Avoiding multiplication of large vocabularies in CR

Since imported vocabularies are to be part of elements, and elements are not reusable, great care must be taken so that large enumeration lists are not duplicated across components. One way of achieving this is

  1. to consider which vocabularies are likely to be relevant in many profiles
  2. for each concept property that is relevant as ValueProperty? for some element in CR, define a component in CR containing one element only and import the property values of the vocabulary concepts as its closed value domain.
    • Example: The component iso-language-639-3 contains one element only - iso-639-3-code - taking values from a controlled vocabulary of language codes. (With the proposed 1.2 model, and given the CLAVAS vocabulary of langauges, ValueProperty? would have been set to "notation"). Some modelers may prefer to store the language names instead of or in addition to codes. To make sure this can be reused independently of language codes, another component containing a language name element (with ValueProperty?=prefLabel) should be defined.
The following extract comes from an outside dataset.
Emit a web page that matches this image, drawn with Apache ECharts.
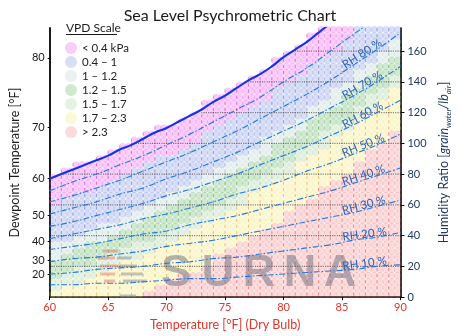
<!DOCTYPE html>
<html><head><meta charset="utf-8">
<script src="https://cdn.jsdelivr.net/npm/echarts@6/dist/echarts.min.js"></script>
<style>html,body{margin:0;padding:0;background:#fff}#c{width:460px;height:336px}</style>
</head><body><div id="c"></div>
<script>
// ---- data ----
const satT = [60,61,62,63,64,65,66,67,68,69,70,71,72,73,74,75,76,77,78,79,80,81,82,83,84,85,86,87,88,89,90];
const satW = [77,80,83,86,89,92,96,99,103,107,110,114,118,122,127,131,136,141,145,150,156,161,166,172,178,184,190,197,203,210,217];
const rhT = [60,62,64,66,68,70,72,74,76,78,80,82,84,86,88,90];
const rh10 = [8,8,9,9,10,11,12,12,13,14,15,16,17,18,20,21];
const rh20 = [15,16,18,19,20,22,23,25,26,28,30,32,34,37,39,42];
const rh30 = [23,25,26,28,30,33,35,37,40,43,46,49,52,55,59,63];
const rh40 = [31,33,35,38,41,43,47,50,53,57,61,65,69,74,79,84];
const rh50 = [38,41,44,47,51,54,58,62,67,71,76,82,87,93,99,106];
const rh60 = [46,49,53,57,61,66,70,75,80,86,92,98,105,112,120,128];
const rh70 = [54,58,62,67,71,77,82,88,94,101,108,115,123,131,140,150];
const rh80 = [62,66,71,76,82,88,94,101,108,116,124,132,141,151,161,172];
const rh90 = [69,75,80,86,92,99,106,114,122,130,140,149,160,171,182,195];
const rhLevels = [10,20,30,40,50,60,70,80,90];
const rhCurves = [rh10,rh20,rh30,rh40,rh50,rh60,rh70,rh80,rh90];
// humidity ratio (grain/lb) at VPD boundaries, per dry-bulb degree (satT)
const vpd04 = [60,62,65,68,71,75,78,81,85,89,92,96,100,104,109,113,118,122,127,132,137,143,148,154,159,165,172,178,185,191,198];
const vpd10 = [33,36,39,42,45,48,51,55,58,62,66,69,73,77,82,86,91,95,100,105,110,115,121,126,132,138,144,150,157,163,170];
const vpd12 = [25,27,30,33,36,39,43,46,49,53,57,61,65,69,73,77,82,86,91,96,101,106,112,117,123,129,135,141,148,154,161];
const vpd15 = [12,14,17,20,23,26,30,33,36,40,44,47,51,55,60,64,68,73,78,82,87,93,98,104,109,115,121,127,134,140,147];
const vpd17 = [3,6,8,11,14,18,21,24,28,31,35,39,43,47,51,55,59,64,69,74,79,84,89,95,100,106,112,118,125,131,138];
const vpd23 = [0,0,0,0,0,0,0,0,2,5,9,13,16,20,24,29,33,38,42,47,52,57,62,68,73,79,85,91,98,104,111];
const vpdBounds = [vpd04,vpd10,vpd12,vpd15,vpd17,vpd23];
const zoneNames = ['< 0.4 kPa','0.4 \u2013 1','1 \u2013 1.2','1.2 \u2013 1.5','1.5 \u2013 1.7','1.7 \u2013 2.3','> 2.3'];
const dewTicks = [20,30,40,50,60,70,80];
const dewW = [15.0,24.1,36.4,53.4,77.3,110.3,155.6];
const wTicks = [0,20,40,60,80,100,120,140,160];

// ---- styles ----
const F = 'Lato';
const zoneFill = ['rgba(232,70,232,0.34)','rgba(95,120,220,0.30)','rgba(175,210,200,0.35)','rgba(60,165,60,0.30)','rgba(150,200,140,0.30)','rgba(245,232,110,0.36)','rgba(240,105,105,0.30)'];
const zoneLine = ['rgba(200,40,190,0.55)','rgba(90,90,190,0.45)','rgba(130,150,160,0.45)','rgba(70,140,70,0.45)','rgba(130,170,120,0.45)','rgba(230,140,40,0.6)','rgba(225,70,70,0.55)'];
const cellT = 0.5, cellW = 4;
const dotPath = 'path://M0,0h1v1h-1zM2,0h1v1h-1zM4,0h1v1h-1zM6,0h1v1h-1zM8,0h1v1h-1zM10,0h1v1h-1z';

function zoneOf(i, w){
  for (let k=0;k<vpdBounds.length;k++){
    const b=(vpdBounds[k][i]+vpdBounds[k][i+1])/2;
    if (w>=b) return k;
  }
  return vpdBounds.length;
}
const zoneData = zoneNames.map(()=>[]);
const gridData = [];
for (let i=0;i<satT.length-1;i++){
  const t0=satT[i];
  const top=(satW[i]+satW[i+1])/2;
  let wLast=0;
  for (let w=cellW/2; w-cellW/2<top; w+=cellW){
    const z=zoneOf(i,w);
    zoneData[z].push({value:[t0+cellT/2,w]});
    zoneData[z].push({value:[t0+cellT*1.5,w]});
    if (i>0) zoneData[z].push({value:[t0,w],symbol:'rect',symbolSize:[1,3],itemStyle:{color:zoneLine[z]}});
    wLast=w;
  }
  wTicks.forEach(v=>{ if (v>0 && v<wLast+cellW/2) gridData.push([t0+0.5,v]); });
}

const series = [];
zoneNames.forEach((n,k)=>{
  series.push({type:'scatter',name:n,data:zoneData[k],symbol:'circle',symbolSize:7,clip:true,large:false,z:1,
    silent:true,itemStyle:{color:zoneFill[k]},emphasis:{disabled:true}});
});
series.push({type:'scatter',name:'grid',data:gridData,symbol:dotPath,symbolSize:[12.6,1.2],symbolKeepAspect:false,clip:true,z:2,silent:true,
  itemStyle:{color:'rgba(60,60,60,0.8)'},emphasis:{disabled:true}});
rhCurves.forEach((c,j)=>{
  series.push({type:'line',name:'RH'+rhLevels[j],data:rhT.map((t,i)=>[t,c[i]]),smooth:true,showSymbol:false,symbol:'none',z:5,clip:true,silent:true,
    lineStyle:{color:'#1f78e0',width:1.1,type:[6,2,1.5,2]}});
});
series.push({type:'line',name:'sat',data:satT.map((t,i)=>[t,satW[i]]),smooth:true,symbol:'none',z:6,clip:true,silent:true,
  lineStyle:{color:'#1530f0',width:2.1}});

const chart = echarts.init(document.getElementById('c'),null,{renderer:'canvas'});
const option = {
  animation:false,
  backgroundColor:'#fff',
  title:{text:'Sea Level Psychrometric Chart',left:'center',top:3,textStyle:{fontFamily:F,fontSize:16,fontWeight:'normal',color:'#1a1a1a'}},
  legend:{data:zoneNames,orient:'vertical',left:60,top:37,itemWidth:12,itemHeight:12,itemGap:2,icon:'circle',selectedMode:false,
    textStyle:{fontFamily:F,fontSize:11.5,color:'#222'}},
  grid:{left:39,right:42,top:28,bottom:32},
  xAxis:{type:'value',min:60,max:90,interval:5,
    axisLine:{show:true,lineStyle:{color:'#000',width:1.6}},axisTick:{show:true,length:3,lineStyle:{color:'#000'}},
    axisLabel:{color:'#e0352b',fontFamily:F,fontSize:11,margin:5},splitLine:{show:false},
    name:'Temperature [\u00b0F] (Dry Bulb)',nameLocation:'middle',nameGap:17,nameTextStyle:{color:'#e0352b',fontFamily:F,fontSize:12.5}},
  yAxis:[
    {type:'value',position:'right',min:0,max:175,interval:20,
      axisLine:{show:true,onZero:false,lineStyle:{color:'#000',width:1.6}},axisTick:{show:true,length:4,lineStyle:{color:'#000'},customValues:wTicks},
      axisLabel:{color:'#1f3864',fontFamily:F,fontSize:11,margin:7,customValues:wTicks},
      splitLine:{show:false},
      name:'{n|Humidity Ratio [}{i|grain}{s|water}{i|/lb}{s|air}{n|]}',nameLocation:'middle',nameRotate:90,nameGap:24,
      nameTextStyle:{color:'#1f3864',fontFamily:F,fontSize:12.5,rich:{
        n:{fontFamily:F,fontSize:12.5,color:'#1f3864',lineHeight:16},
        i:{fontFamily:F,fontSize:12.5,fontStyle:'italic',color:'#1f3864',lineHeight:16},
        s:{fontFamily:F,fontSize:8,fontStyle:'italic',color:'#1f3864',verticalAlign:'bottom',lineHeight:16,padding:[6,0,0,0]}}}},
    {type:'value',position:'left',min:0,max:175,
      axisLine:{show:true,onZero:false,lineStyle:{color:'#000',width:1.8}},
      axisTick:{show:true,length:2,lineStyle:{color:'#000'},customValues:dewW},
      axisLabel:{color:'#1a1a1a',fontFamily:F,fontSize:11,margin:5,customValues:dewW,
        formatter:function(v){const i=dewW.indexOf(v);return i>=0?String(dewTicks[i]):'';}},
      splitLine:{show:false},
      name:'Dewpoint Temperature [\u00b0F]',nameLocation:'middle',nameRotate:90,nameGap:21,
      nameTextStyle:{color:'#1a1a1a',fontFamily:F,fontSize:12.5}}
  ],
  series:series
};
chart.setOption(option);

// graphic: legend title, watermark, RH labels
const g = [];
g.push({type:'text',left:66,top:22,z:10,style:{text:'VPD Scale',fill:'#1a1a1a',font:'12px '+F}});
g.push({type:'rect',shape:{x:66,y:34,width:51,height:1},z:10,style:{fill:'#1a1a1a'}});
const wm = ['S','U','R','N','A'];
const wmX = [176,218,259,300,340];
wm.forEach((ch,i)=>g.push({type:'text',x:wmX[i],y:296,z:3,silent:true,style:{text:ch,fill:'rgba(105,110,125,0.5)',font:'bold 45px "Liberation Sans"',align:'center',verticalAlign:'bottom'}}));
const bars = [[103,251,15,0],[98,258,17,0],[117,258,14,1],[100,266,19,0],[120,266,17,1],[100,274,15,0],[121,274,22,1],[104,281,11,0],[123,281,24,1],[120,296,16,1]];
bars.forEach(b=>g.push({type:'rect',shape:{x:b[0],y:b[1]-1.5,width:b[2],height:3},z:3,silent:true,style:{fill:b[3]?'rgba(120,130,140,0.45)':'rgba(225,110,100,0.45)'}}));
rhCurves.forEach((c,j)=>{
  if (rhLevels[j]>80) return;
  const i1=rhT.indexOf(86), i2=rhT.indexOf(88);
  const p1=chart.convertToPixel({xAxisIndex:0,yAxisIndex:0},[rhT[i1],c[i1]]);
  const p2=chart.convertToPixel({xAxisIndex:0,yAxisIndex:0},[rhT[i2],c[i2]]);
  const ang=Math.atan2(p1[1]-p2[1],p2[0]-p1[0]);
  g.push({type:'text',x:(p1[0]+p2[0])/2,y:(p1[1]+p2[1])/2+1.5,rotation:ang,z:12,silent:true,
    style:{text:'RH '+rhLevels[j]+' %',fill:'#2a62b8',font:'11.5px '+F,align:'center',verticalAlign:'bottom'}});
});
chart.setOption({graphic:g});
</script></body></html>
Note: If the same effect is to be obtained for Attributes, they also will have to be wrapped separately in a component.

  • Example: Consider the component OLAC-DcmiTerms. Here all elements have similar attributes DcmiType? with the entire value list enumerated for each occurrence. If this is to be avoided in the proposed 1.2 model, elements and attributes must be wrapped separately into components throughout.

Importing partial vocabularies hampers reuse

The proposed model does not force the modeller to import entire vocabularies only, - it is possible to import only subsets from a larger vocabulary. For example, in a specific language element, the component creator may choose to import only the languages relevant in his/her user community. Such practice should be discouraged, as it renders the component unusable for anyone who needs access to more/other languages, event though the component otherwise might be perfectly suitable. Not supporting partial imports while retaining the external vocabulary reference in the Component Registry should however drastically limit the number of such occurrences.